Overall, I was underwhelmed. It wasn't appalling, it was just perfunctory and uninspired, and I didn't like how Kemp and Lucy were dealt with. Looking ahead to series 3: a change of location will be great, but a part of me hopes this farmhouse locale isn't where the gang are staying because it feels too remote; I'm disappointed Herrick's back; Mitchell dealing with guilt could be very dull; and the prospect of an inter-dimensional "prison break" to get Annie back has definite potential but I have a feeling it'll be silly. And I'm still not sold on how Being Human portrays the afterlife as something utterly boring and monotonous to be avoided at all costs, purely because there's otherwise no way to threaten Annie as a character.

Asides

-- I'd completely forgotten about Cara, the "de-fanged" vampire who was abandoned beneath the funeral parlour and therefore survived the explosion. That's the kind of clever callback I wish Being Human pulled off more regularly.

-- Wouldn't it have been better if they'd just ditched Annie from the show (no offence Ms. Crichlow), and perhaps replaced her with the newly-deceased Lucy? The idea of Mitchell's ex-girlfriend, a woman Nina detests, as a new ghostly housemate is more appealing to me. And Marshal's a better actress.

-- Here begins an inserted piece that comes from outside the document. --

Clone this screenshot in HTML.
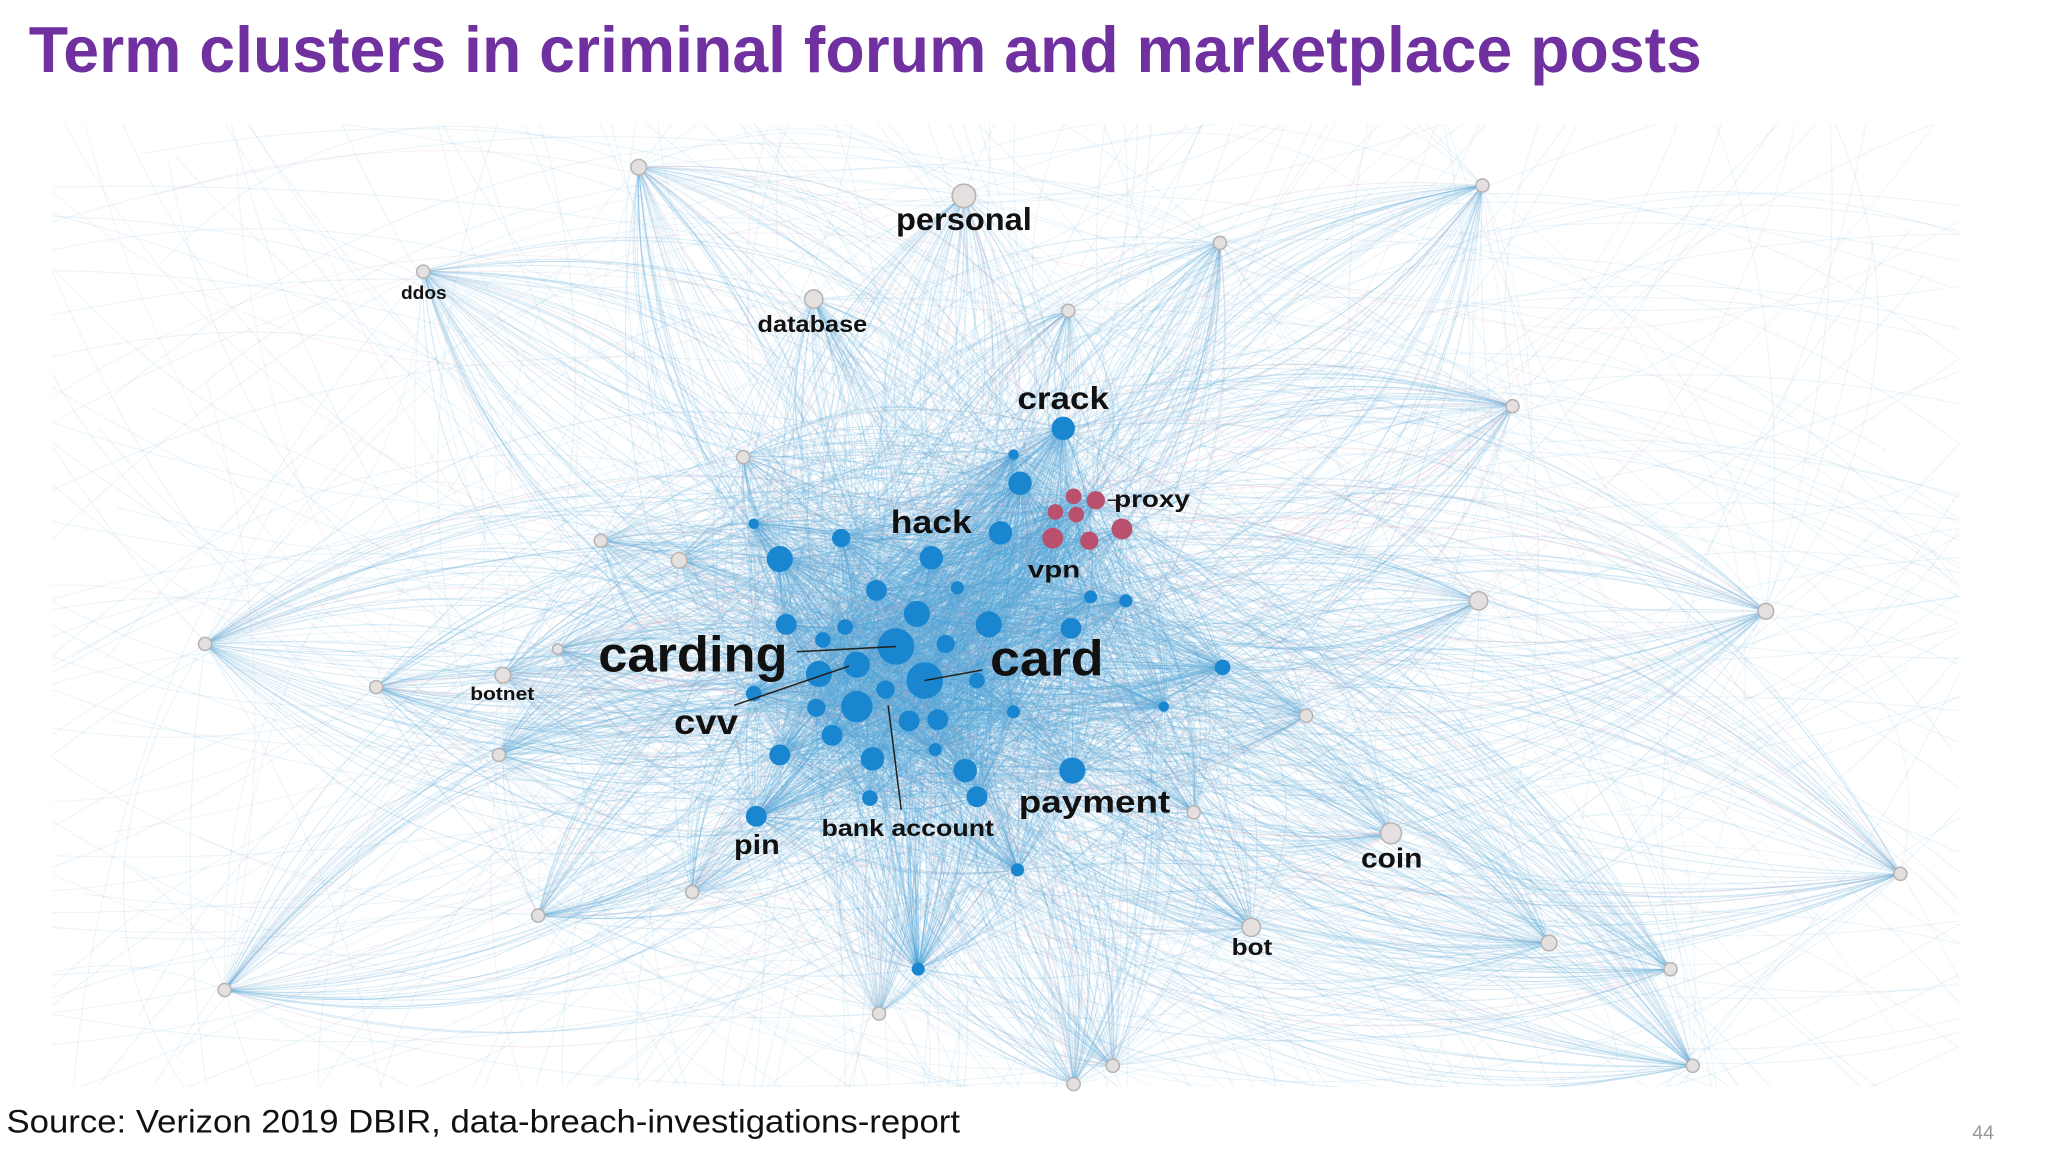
<!DOCTYPE html>
<html><head><meta charset="utf-8"><style>
html,body{margin:0;padding:0;background:#fff;width:2048px;height:1152px;overflow:hidden}
svg{display:block;position:absolute;left:0;top:0}
.lb{font-family:"Liberation Sans",Arial,sans-serif;font-weight:bold;fill:#111}
</style></head><body>
<svg id="s" width="2048" height="1152" viewBox="0 0 1568 882" xmlns="http://www.w3.org/2000/svg">
<defs><clipPath id="c"><rect x="40" y="95" width="1460" height="737"/></clipPath></defs>
<rect width="1568" height="882" fill="#fff"/>
<g id="edges" clip-path="url(#c)" fill="none"></g>
<g id="nodes"></g>
<g stroke="#222" stroke-width="1.2">
<line x1="610" y1="499" x2="686" y2="495"/>
<line x1="752" y1="513" x2="708" y2="521"/>
<line x1="562" y1="540" x2="650" y2="510"/>
<line x1="690" y1="620" x2="680" y2="540"/>
<line x1="848" y1="383" x2="858" y2="383"/>
</g>
<text class="lb" x="686" y="176" font-size="24" textLength="104" lengthAdjust="spacingAndGlyphs">personal</text>
<text class="lb" x="307" y="229" font-size="14" textLength="35" lengthAdjust="spacingAndGlyphs">ddos</text>
<text class="lb" x="580" y="254" font-size="18" textLength="84" lengthAdjust="spacingAndGlyphs">database</text>
<text class="lb" x="779" y="313" font-size="24" textLength="70" lengthAdjust="spacingAndGlyphs">crack</text>
<text class="lb" x="853" y="388" font-size="18" textLength="58" lengthAdjust="spacingAndGlyphs">proxy</text>
<text class="lb" x="682" y="408" font-size="25" textLength="62" lengthAdjust="spacingAndGlyphs">hack</text>
<text class="lb" x="787" y="442" font-size="18" textLength="40" lengthAdjust="spacingAndGlyphs">vpn</text>
<text class="lb" x="458" y="514" font-size="38" textLength="145" lengthAdjust="spacingAndGlyphs">carding</text>
<text class="lb" x="758" y="517" font-size="38" textLength="87" lengthAdjust="spacingAndGlyphs">card</text>
<text class="lb" x="360" y="536" font-size="14" textLength="49" lengthAdjust="spacingAndGlyphs">botnet</text>
<text class="lb" x="516" y="562" font-size="27" textLength="49" lengthAdjust="spacingAndGlyphs">cvv</text>
<text class="lb" x="780" y="622" font-size="24" textLength="116" lengthAdjust="spacingAndGlyphs">payment</text>
<text class="lb" x="629" y="640" font-size="18" textLength="132" lengthAdjust="spacingAndGlyphs">bank account</text>
<text class="lb" x="562" y="654" font-size="21" textLength="35" lengthAdjust="spacingAndGlyphs">pin</text>
<text class="lb" x="1042" y="664" font-size="21" textLength="47" lengthAdjust="spacingAndGlyphs">coin</text>
<text class="lb" x="943" y="731" font-size="18" textLength="31" lengthAdjust="spacingAndGlyphs">bot</text>
<text x="22" y="55" font-family="Liberation Sans,Arial,sans-serif" font-weight="bold" font-size="50" fill="#7030a0" textLength="1281" lengthAdjust="spacingAndGlyphs">Term clusters in criminal forum and marketplace posts</text>
<text x="5" y="867" font-family="Liberation Sans,Arial,sans-serif" font-size="25" fill="#111" textLength="730" lengthAdjust="spacingAndGlyphs">Source: Verizon 2019 DBIR, data-breach-investigations-report</text>
<text x="1510" y="872" font-family="Liberation Sans,Arial,sans-serif" font-size="15" fill="#999">44</text>
</svg>
<script>
(function(){
var seed=12345;function R(){seed=(seed*1103515245+12345)%2147483648;return seed/2147483648;}
var blue=[[814,328,9],[781,370,9],[776,348,4],[766,408,9],[713,427,9],[644,412,7],[597,428,10],[577,401,4],[671,452,8],[702,470,10],[602,478,8],[630,490,6],[647,480,6],[686,495,14],[708,521,14],[656,509,10],[627,516,10],[724,493,7],[757,478,10],[733,450,5],[820,481,8],[835,457,5],[862,460,5],[936,511,6],[891,541,4],[776,545,5],[748,521,6],[718,551,8],[696,552,8],[678,528,7],[656,541,12],[625,542,7],[637,563,8],[597,578,8],[577,531,6],[668,581,9],[716,574,5],[739,590,9],[748,610,8],[666,611,6],[779,666,5],[703,742,5],[821,590,10],[579,625,8]];
var red=[[822,380,6],[839,383,7],[808,392,6],[824,394,6],[806,412,8],[834,414,7],[859,405,8]];
var gray=[[489,128,6],[1135,142,5],[934,186,5],[818,238,5],[1158,311,5],[569,350,5],[460,414,5],[520,429,6],[1132,460,7],[1352,468,6],[157,493,5],[288,526,5],[427,497,4],[382,578,5],[1000,548,5],[914,622,5],[530,683,5],[412,701,5],[1186,722,6],[1279,742,5],[1455,669,5],[172,758,5],[673,776,5],[1296,816,5],[822,830,5],[852,816,5],[738,150,9],[324,208,5],[623,229,7],[385,517,6],[1065,638,8],[958,710,7]];
var core=blue.concat(red);
var E=[];
function bend(){return (R()<0.5?-1:1)*(0.12+R()*0.3);}
function curve(a,b,bd,col,op,w){var mx=(a[0]+b[0])/2,my=(a[1]+b[1])/2,dx=b[0]-a[0],dy=b[1]-a[1];var cx=mx-dy*bd,cy=my+dx*bd;E.push('<path d="M'+a[0].toFixed(1)+' '+a[1].toFixed(1)+'Q'+cx.toFixed(1)+' '+cy.toFixed(1)+' '+b[0].toFixed(1)+' '+b[1].toFixed(1)+'" stroke="'+col+'" stroke-opacity="'+op+'" stroke-width="'+w+'"/>');}
for(var i=0;i<1800;i++){var a=blue[Math.floor(R()*blue.length)],b=core[Math.floor(R()*core.length)];curve(a,b,(R()-0.5)*0.6,'#3d9ad6',0.22,0.8);}
for(var g=0;g<gray.length;g++){for(var k=0;k<45;k++){var b=core[Math.floor(R()*core.length)];curve(gray[g],b,bend(),R()<0.1?'#d9a0b8':'#5aaad8',0.22,0.8);}}
for(var i=0;i<380;i++){var ang=R()*Math.PI*2,rr=500+R()*400;var a=[760+Math.cos(ang)*rr*1.3,470+Math.sin(ang)*rr*0.9];var b=R()<0.5?core[Math.floor(R()*core.length)]:gray[Math.floor(R()*gray.length)];curve(a,b,bend(),R()<0.12?'#d9a0b8':'#6fb4dc',0.15,0.8);}
for(var i=0;i<200;i++){var a=gray[Math.floor(R()*gray.length)],b=gray[Math.floor(R()*gray.length)];curve(a,b,bend()*1.3,'#8cc4e4',0.15,0.8);}
document.getElementById('edges').innerHTML=E.join('');
var N=[];
gray.forEach(function(n){N.push('<circle cx="'+n[0]+'" cy="'+n[1]+'" r="'+n[2]+'" fill="#e4e0e0" stroke="#b8b4b4" stroke-width="1.2"/>');});
blue.forEach(function(n){N.push('<circle cx="'+n[0]+'" cy="'+n[1]+'" r="'+n[2]+'" fill="#1a86cf"/>');});
red.forEach(function(n){N.push('<circle cx="'+n[0]+'" cy="'+n[1]+'" r="'+n[2]+'" fill="#b8506e"/>');});
document.getElementById('nodes').innerHTML=N.join('');
})();
</script>
</body></html>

-- As I said, I thought Lindsey Marshall was the standout performance here, and Donald Sumpter has been good value as a saturnine baddie. I could have done without the Bible-bashing sequence and Christian "brothers", though.

-- How exactly did Mitchell discover Kemp and Lucy's facility?

-- Sinead Keenan's a good actress, but does anyone else find Nina extremely irritating now? She's another character I'd prefer to see the back of because she's turned into a very sour, grumpy person. I know this was mainly a result of her arc this year, but the George/Nina relationship stopped being interesting to me weeks ago. I preferred the Sam/Molly setup for George.